:: Supplied information

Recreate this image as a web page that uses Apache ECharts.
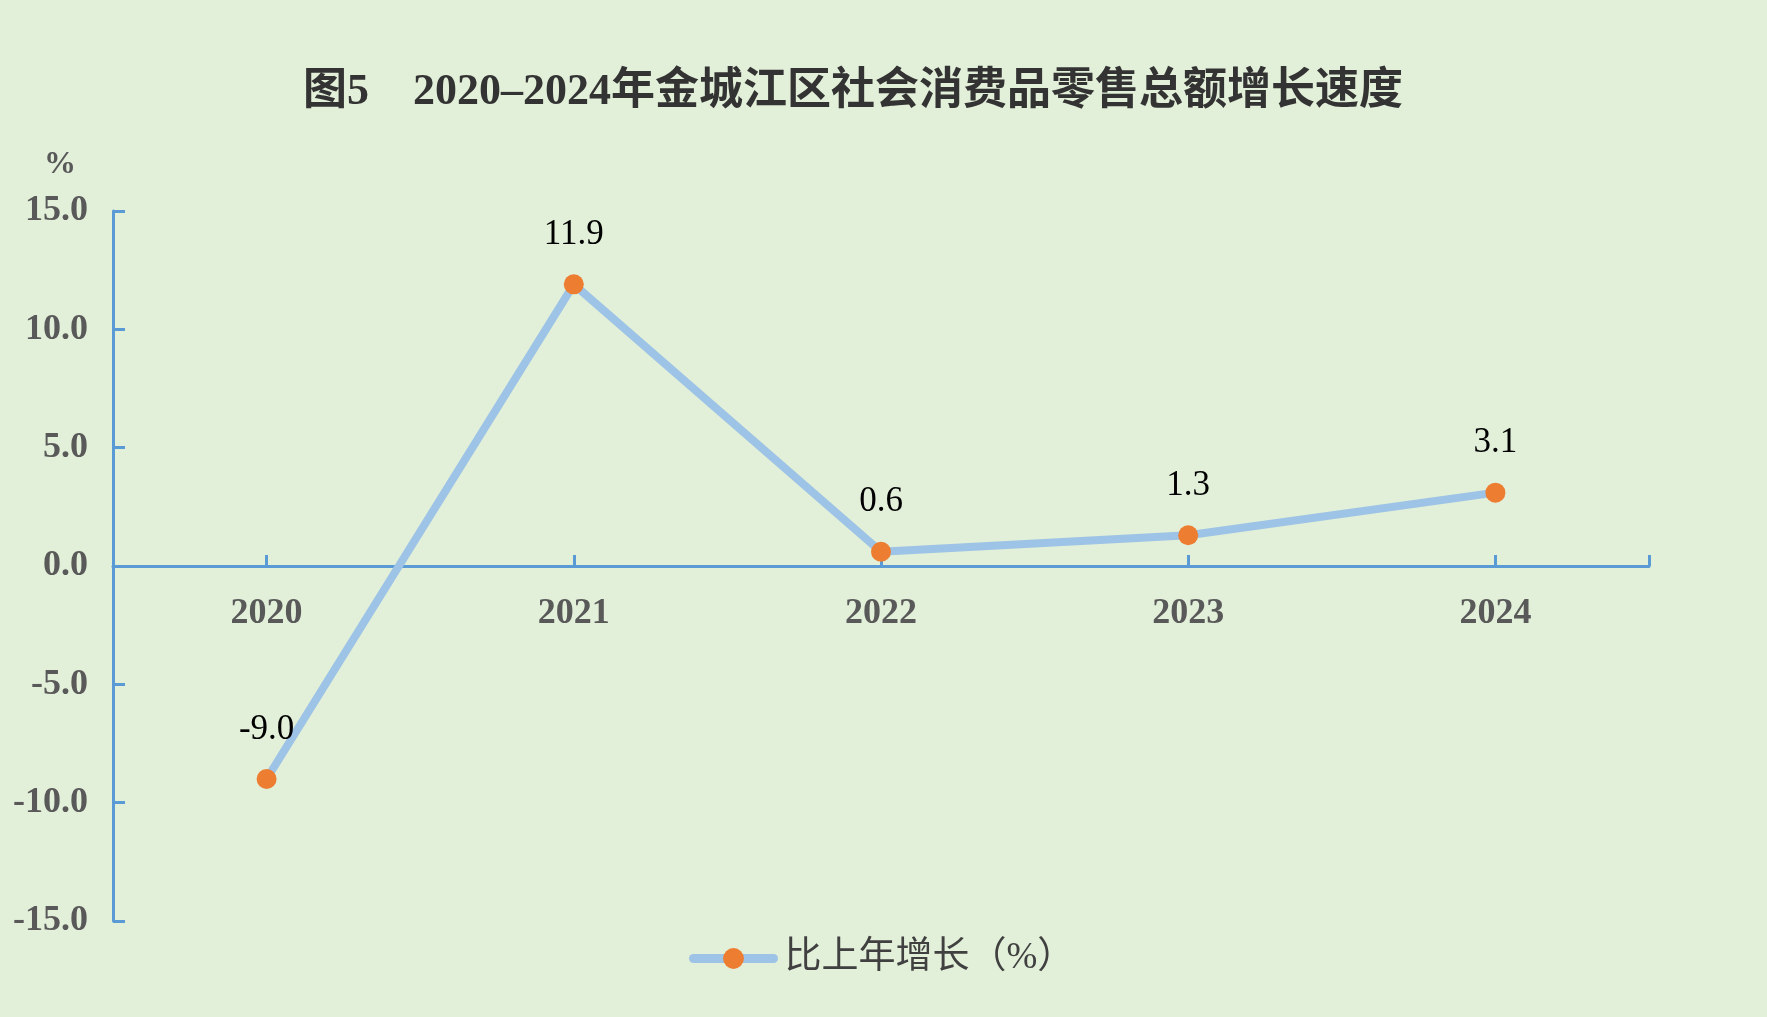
<!DOCTYPE html>
<html>
<head>
<meta charset="utf-8">
<script src="https://cdn.jsdelivr.net/npm/echarts@6/dist/echarts.min.js"></script>
<style>
html,body{margin:0;padding:0;background:#E2EFD9;}
#main{width:1767px;height:1017px;}
</style>
</head>
<body>
<div id="main"></div>
<script>
const titleText = '图5　2020–2024年金城江区社会消费品零售总额增长速度';
const years = ['2020', '2021', '2022', '2023', '2024'];
const growth = [-9.0, 11.9, 0.6, 1.3, 3.1];
const seriesName = '比上年增长（%）';
const yUnit = '%';
const yMin = -15, yMax = 15, yStep = 5;

const chart = echarts.init(document.getElementById('main'));
const serif = '"Liberation Serif", "Times New Roman", "Noto Sans CJK SC", serif';
const gridTop = 211, gridBottom = 96, H = 1017;
const plotH = H - gridTop - gridBottom;
const zeroOffset = -plotH * (0 - yMin) / (yMax - yMin);
const axisColor = '#5B9BD5';

chart.setOption({
  backgroundColor: '#E2EFD9',
  animation: false,
  title: {
    text: titleText,
    left: 298,
    top: 66,
    textStyle: { fontFamily: serif, fontSize: 44, fontWeight: 'bold', color: '#333333' }
  },
  legend: {
    data: [seriesName],
    top: 935,
    left: 684,
    itemWidth: 80,
    itemHeight: 26,
    lineStyle: { width: 9, color: '#9DC3E6', cap: 'round' },
    textStyle: { fontFamily: serif, fontSize: 37, color: '#404040', padding: [0, 0, 0, 6] }
  },
  grid: { left: 113, right: 118, top: gridTop, bottom: gridBottom, containLabel: false },
  xAxis: [{
    type: 'category',
    data: years,
    boundaryGap: true,
    offset: zeroOffset,
    axisLine: { onZero: false, lineStyle: { color: axisColor, width: 3 } },
    axisTick: { show: true, alignWithLabel: true, inside: true, length: 11, lineStyle: { color: axisColor, width: 3 } },
    axisLabel: { margin: 30, fontFamily: serif, fontSize: 36, fontWeight: 'bold', color: '#595959' }
  }, {
    type: 'value',
    min: 0,
    max: years.length,
    interval: years.length,
    position: 'bottom',
    offset: zeroOffset,
    splitLine: { show: false },
    axisLine: { show: false },
    axisLabel: { show: false },
    axisTick: { show: true, inside: true, length: 11, lineStyle: { color: axisColor, width: 3 } }
  }],
  yAxis: {
    type: 'value',
    min: yMin,
    max: yMax,
    interval: yStep,
    name: yUnit,
    nameLocation: 'end',
    nameGap: 30,
    nameTextStyle: { fontFamily: serif, fontSize: 32, fontWeight: 'bold', color: '#595959', align: 'center', padding: [0, 106, 0, 0] },
    splitLine: { show: false },
    axisLine: { show: true, lineStyle: { color: axisColor, width: 3 } },
    axisTick: { show: true, inside: true, length: 12, lineStyle: { color: axisColor, width: 3 } },
    axisLabel: { margin: 25, fontFamily: serif, fontSize: 36, fontWeight: 'bold', color: '#595959', formatter: v => v.toFixed(1) }
  },
  series: [{
    name: seriesName,
    type: 'line',
    xAxisIndex: 0,
    data: growth,
    symbol: 'circle',
    symbolSize: 20,
    lineStyle: { color: '#9DC3E6', width: 8 },
    itemStyle: { color: '#ED7D31', borderWidth: 0 },
    label: {
      show: true,
      position: 'top',
      distance: 22,
      fontFamily: serif,
      fontSize: 35,
      color: '#000000',
      formatter: p => p.value.toFixed(1)
    },
    z: 3
  }]
});
</script>
</body>
</html>
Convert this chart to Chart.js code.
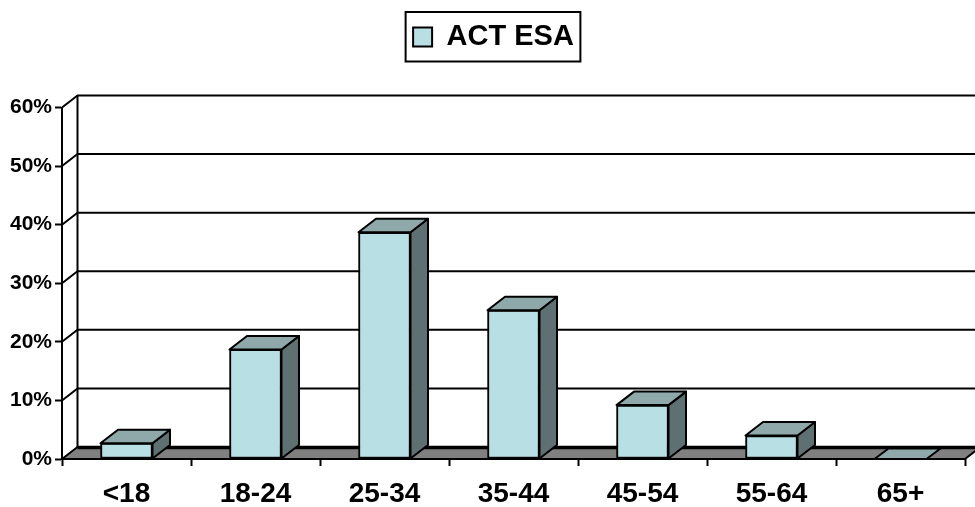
<!DOCTYPE html>
<html>
<head>
<meta charset="utf-8">
<style>
  html, body { margin: 0; padding: 0; background: #fff; }
  #wrap { width: 975px; height: 507px; }
</style>
<script src="https://cdn.jsdelivr.net/npm/chart.js@4/dist/chart.umd.js"></script>
</head>
<body>
<div id="wrap"><canvas id="c" width="975" height="507"></canvas></div>
<script>
const categories = ['<18', '18-24', '25-34', '35-44', '45-54', '55-64', '65+'];
const actEsa = [2.7, 18.7, 38.7, 25.4, 9.2, 4.0, 0];
const seriesName = 'ACT ESA';
const axisMax = 60;
const axisStep = 10;

const INK = '#000000';
const FRONT = '#B8DFE3';
const TOP = '#8FA8AA';
const SIDE = '#5F7072';
const FLOOR = '#808080';
const FONT = '"Liberation Sans", Arial, sans-serif';

const WALL_DX = 15.5, WALL_DY = -12;
const BAR_DX = 17.5, BAR_DY = -13.5;
const FLAT_DX = 14, FLAT_DY = -10.5;
const LEGEND_GAP = 46;
const LEGEND_SHIFT = 11;

function poly(ctx, pts, fill) {
  ctx.beginPath();
  pts.forEach((p, i) => i ? ctx.lineTo(p[0], p[1]) : ctx.moveTo(p[0], p[1]));
  ctx.closePath();
  if (fill) { ctx.fillStyle = fill; ctx.fill(); }
  ctx.stroke();
}

const room = {
  id: 'room',
  // Reserve space under the legend before the chart area is laid out.
  beforeLayout(chart) {
    const lg = chart.legend;
    if (lg && !lg.spaced) {
      const fit = lg.fit;
      lg.fit = function () { fit.call(this); this.height += LEGEND_GAP; };
      lg.spaced = true;
    }
  },
  // The legend sits slightly right of the canvas centre.
  afterLayout(chart) {
    chart.legend.left += LEGEND_SHIFT;
    chart.legend.right += LEGEND_SHIFT;
  },
  // Back wall, floor and the slanted joints behind the axes.
  beforeDatasetsDraw(chart) {
    const { ctx, chartArea: a, scales: { y } } = chart;
    ctx.save();
    ctx.strokeStyle = INK;
    ctx.lineJoin = 'round';
    ctx.lineWidth = 2;
    const backX = a.left + WALL_DX;
    for (let v = axisStep; v <= axisMax; v += axisStep) {
      const py = y.getPixelForValue(v);
      ctx.beginPath();
      ctx.moveTo(a.left, py);
      ctx.lineTo(backX, py + WALL_DY);
      ctx.lineTo(chart.width, py + WALL_DY);
      ctx.stroke();
    }
    ctx.beginPath();
    ctx.moveTo(backX, y.getPixelForValue(axisMax) + WALL_DY);
    ctx.lineTo(backX, y.getPixelForValue(0) + WALL_DY);
    ctx.stroke();

    const y0 = y.getPixelForValue(0);
    poly(ctx, [[a.left, y0], [backX, y0 + WALL_DY], [a.right + WALL_DX, y0 + WALL_DY], [a.right, y0]], FLOOR);
    ctx.lineWidth = 3.5;
    ctx.beginPath();
    ctx.moveTo(backX, y0 + WALL_DY + 0.5);
    ctx.lineTo(chart.width, y0 + WALL_DY + 0.5);
    ctx.stroke();
    ctx.lineWidth = 2;
    ctx.beginPath();
    ctx.moveTo(a.left, y0);
    ctx.lineTo(a.right, y0);
    ctx.stroke();
    ctx.restore();
  },
  // Side and top faces of each bar, taken from the bar elements themselves.
  afterDatasetsDraw(chart) {
    const { ctx } = chart;
    ctx.save();
    ctx.strokeStyle = INK;
    ctx.lineJoin = 'round';
    ctx.lineWidth = 2;
    chart.getDatasetMeta(0).data.forEach(bar => {
      const l = bar.x - bar.width / 2, r = bar.x + bar.width / 2;
      const t = bar.y, b = bar.base;
      const raised = b - t > 0.5;
      const dx = raised ? BAR_DX : FLAT_DX;
      const dy = raised ? BAR_DY : FLAT_DY;
      if (raised) {
        poly(ctx, [[r, t], [r + dx, t + dy], [r + dx, b + dy], [r, b]], SIDE);
      }
      poly(ctx, [[l, t], [l + dx, t + dy], [r + dx, t + dy], [r, t]], TOP);
    });
    ctx.restore();
  },
  // Frame around the legend.
  afterDraw(chart) {
    const lg = chart.legend, { ctx } = chart;
    const hit = lg.legendHitBoxes[0];
    const cx = (lg.left + lg.right) / 2 - 0.5;
    const w = hit.width + 14;
    ctx.save();
    ctx.strokeStyle = INK;
    ctx.lineWidth = 2;
    ctx.strokeRect(cx - w / 2, lg.top, w, lg.height - LEGEND_GAP);
    ctx.restore();
  }
};

new Chart(document.getElementById('c'), {
  type: 'bar',
  data: {
    labels: categories,
    datasets: [{
      label: seriesName,
      data: actEsa,
      backgroundColor: FRONT,
      borderColor: INK,
      borderWidth: 2,
      borderSkipped: false,
      barThickness: 52
    }]
  },
  options: {
    responsive: false,
    animation: false,
    layout: { padding: { top: 12, left: 0, right: 10, bottom: 0 } },
    plugins: {
      tooltip: { enabled: false },
      legend: {
        display: true,
        position: 'top',
        align: 'center',
        labels: {
          boxWidth: 19,
          boxHeight: 19,
          padding: 10.5,
          color: INK,
          font: { family: FONT, size: 29, weight: 'bold' }
        }
      }
    },
    scales: {
      x: {
        offset: true,
        afterFit(scale) { scale.height = 48; },
        border: { display: false },
        grid: {
          display: true,
          drawOnChartArea: false,
          drawTicks: true,
          tickLength: 7,
          tickWidth: 2,
          tickColor: INK
        },
        ticks: {
          color: INK,
          padding: 11,
          maxRotation: 0,
          autoSkip: false,
          font: { family: FONT, size: 28, weight: 'bold' }
        }
      },
      y: {
        min: 0,
        max: axisMax,
        afterFit(scale) { scale.width = 62; },
        border: { display: true, color: INK, width: 2 },
        grid: {
          display: true,
          drawOnChartArea: false,
          drawTicks: true,
          tickLength: 7,
          tickWidth: 2,
          tickColor: INK
        },
        ticks: {
          stepSize: axisStep,
          color: INK,
          padding: 3,
          callback: v => v + '%',
          font: { family: FONT, size: 21, weight: 'bold' }
        }
      }
    }
  },
  plugins: [room]
});
</script>
</body>
</html>
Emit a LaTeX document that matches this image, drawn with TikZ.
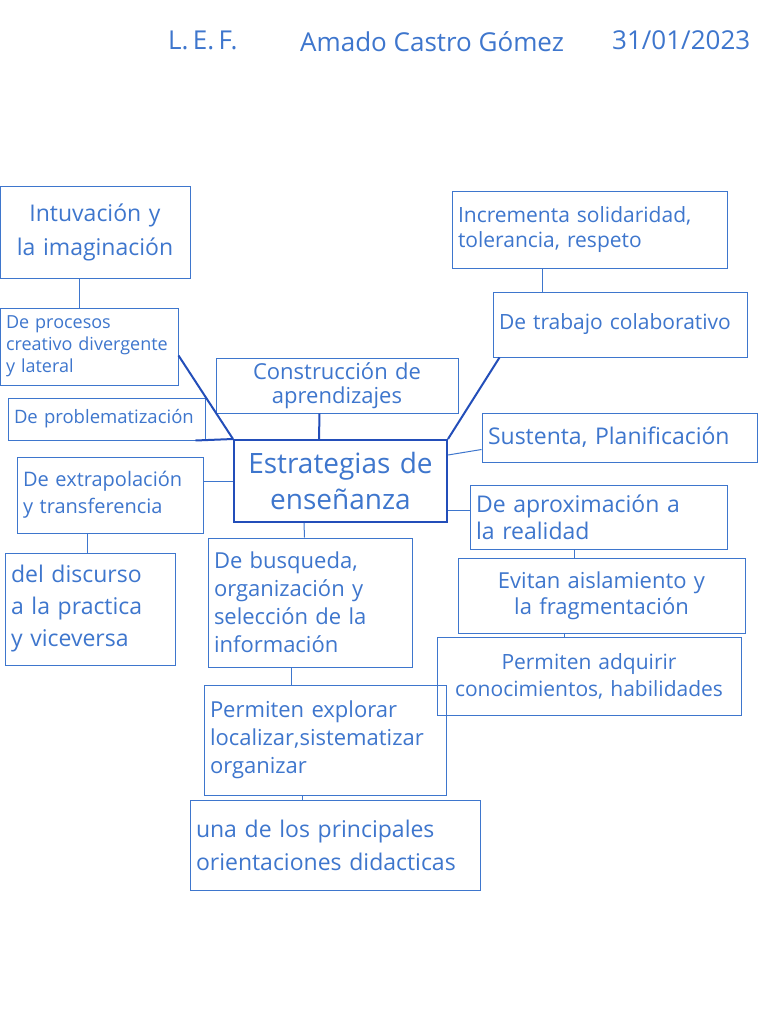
\documentclass[tikz,border=0pt]{standalone}
\usepackage{fontspec}
\setmainfont{Open Sans}
\definecolor{pen}{RGB}{62,118,205}
\definecolor{darkpen}{RGB}{35,78,185}
\tikzset{
  box/.style={draw=pen, line width=1pt, text=pen, rectangle, align=left,
    inner xsep=5pt, inner ysep=3pt, font=\fontsize{16}{20}\selectfont,
    execute at begin node={\hyphenpenalty=10000}},
  conn/.style={draw=pen, line width=1pt},
  thick conn/.style={draw=darkpen, line width=2pt},
  title/.style={text=pen, font=\fontsize{26}{30}\selectfont, inner sep=0pt}
}
\newcommand{\bx}[7][]{%
  \node[box, #1, minimum width={#4-#2}, minimum height={#5-#3}, text width={#4-#2-12}]
    (#6) at ({(#2+#4)/2},{(#3+#5)/2}) {#7};}
\begin{document}
\begin{tikzpicture}[x=1pt,y=-1pt]
\fill[white] (0,0) rectangle (768,1024);
\useasboundingbox (0,0) rectangle (768,1024);

% title
\node[title, anchor=west] (lef) at (168,40) {L.\,E.\,F.};
\node[title, anchor=west] (name) at (300,42) {Amado Castro Gómez};
\node[title, anchor=west] (date) at (612,40) {31/01/2023};

% left column
\bx[font=\fontsize{23}{34}\selectfont, align=center]{0}{187}{190}{278}{intu}{Intuvación y\\la imaginación}
\bx[font=\fontsize{18}{22}\selectfont, inner xsep=3pt]{0}{308}{178}{385}{proc}{De procesos\\creativo divergente\\y lateral}
\bx[font=\fontsize{18.5}{22}\selectfont]{8}{398}{205}{440}{prob}{De problematización}
\bx[font=\fontsize{20}{27}\selectfont]{17}{457}{203}{533}{extr}{De extrapolación\\y transferencia}
\bx[font=\fontsize{23}{32}\selectfont]{5}{553}{175}{665}{disc}{del discurso\\a la practica\\y viceversa}

% centre column
\bx[font=\fontsize{22}{24}\selectfont, align=center]{216}{358}{458}{413}{cons}{Construcción de\\aprendizajes}
\bx[draw=darkpen, line width=2pt, font=\fontsize{28}{36}\selectfont, align=center]{234}{440}{447}{522}{estr}{Estrategias de\\enseñanza}
\bx[font=\fontsize{22}{28}\selectfont]{208}{538}{412}{667}{busq}{De busqueda,\\organización y\\selección de la\\información}
\bx[font=\fontsize{22}{28}\selectfont]{204}{685}{446}{795}{expl}{Permiten explorar\\localizar,sistematizar\\organizar}
\bx[font=\fontsize{23}{33}\selectfont]{190}{800}{480}{890}{orie}{una de los principales\\orientaciones didacticas}

% right column
\bx[font=\fontsize{21}{25}\selectfont]{452}{192}{727}{268}{incr}{Incrementa solidaridad,\\tolerancia, respeto}
\bx[font=\fontsize{21}{26}\selectfont]{493}{292}{747}{357}{trab}{De trabajo colaborativo}
\bx[font=\fontsize{23}{26}\selectfont]{482}{413}{757}{462}{sust}{Sustenta, Planificación}
\bx[font=\fontsize{23}{27}\selectfont]{470}{485}{727}{549}{apro}{De aproximación a\\la realidad}
\bx[font=\fontsize{22}{26}\selectfont, align=center]{458}{558}{745}{633}{evit}{Evitan aislamiento y\\la fragmentación}
\bx[font=\fontsize{21}{27}\selectfont, align=center]{437}{637}{741}{715}{adqu}{Permiten adquirir\\conocimientos, habilidades}

% connectors
\draw[conn] ([xshift=80pt]intu.south west) -- ([xshift=80pt]proc.north west);
\draw[thick conn] ([yshift=-9pt]proc.east) -- (estr.north west);
\draw[thick conn] ([xshift=-10pt]prob.south east) -- (estr.north west);
\draw[conn] (estr.west) -- (estr.west -| extr.east);
\draw[conn] ([xshift=71pt]extr.south west) -- ([xshift=83pt]disc.north west);
\draw[thick conn] ([xshift=104pt]cons.south west) -- ([xshift=86pt]estr.north west);
\draw[thick conn] (estr.north east) -- ([xshift=7pt]trab.south west);
\draw[conn] ([yshift=26pt]estr.east) -- ([yshift=-12pt]sust.west);
\draw[conn] ([yshift=-29pt]estr.east) -- ([yshift=7pt]apro.west);
\draw[conn] ([xshift=71pt]estr.south west) -- ([xshift=97pt]busq.north west);
\draw[conn] ([xshift=91pt]incr.south west) -- ([xshift=50pt]trab.north west);
\draw[conn] ([xshift=105pt]apro.south west) -- ([xshift=117pt]evit.north west);
\draw[conn] ([xshift=107pt]evit.south west) -- ([xshift=128pt]adqu.north west);
\draw[conn] ([xshift=84pt]busq.south west) -- ([xshift=88pt]expl.north west);
\draw[conn] ([xshift=99pt]expl.south west) -- ([xshift=113pt]orie.north west);
\end{tikzpicture}
\end{document}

::::

• _Task objective_: Look at the listing and set down only the lines from its start through the line with "const axisColor = '#5B9BD5';", word for word and without pictures.

• _Complete output_:
Recreate this image as a web page that uses Apache ECharts.
<!DOCTYPE html>
<html>
<head>
<meta charset="utf-8">
<script src="https://cdn.jsdelivr.net/npm/echarts@6/dist/echarts.min.js"></script>
<style>
html,body{margin:0;padding:0;background:#E2EFD9;}
#main{width:1767px;height:1017px;}
</style>
</head>
<body>
<div id="main"></div>
<script>
const titleText = '图5　2020–2024年金城江区社会消费品零售总额增长速度';
const years = ['2020', '2021', '2022', '2023', '2024'];
const growth = [-9.0, 11.9, 0.6, 1.3, 3.1];
const seriesName = '比上年增长（%）';
const yUnit = '%';
const yMin = -15, yMax = 15, yStep = 5;

const chart = echarts.init(document.getElementById('main'));
const serif = '"Liberation Serif", "Times New Roman", "Noto Sans CJK SC", serif';
const gridTop = 211, gridBottom = 96, H = 1017;
const plotH = H - gridTop - gridBottom;
const zeroOffset = -plotH * (0 - yMin) / (yMax - yMin);
const axisColor = '#5B9BD5';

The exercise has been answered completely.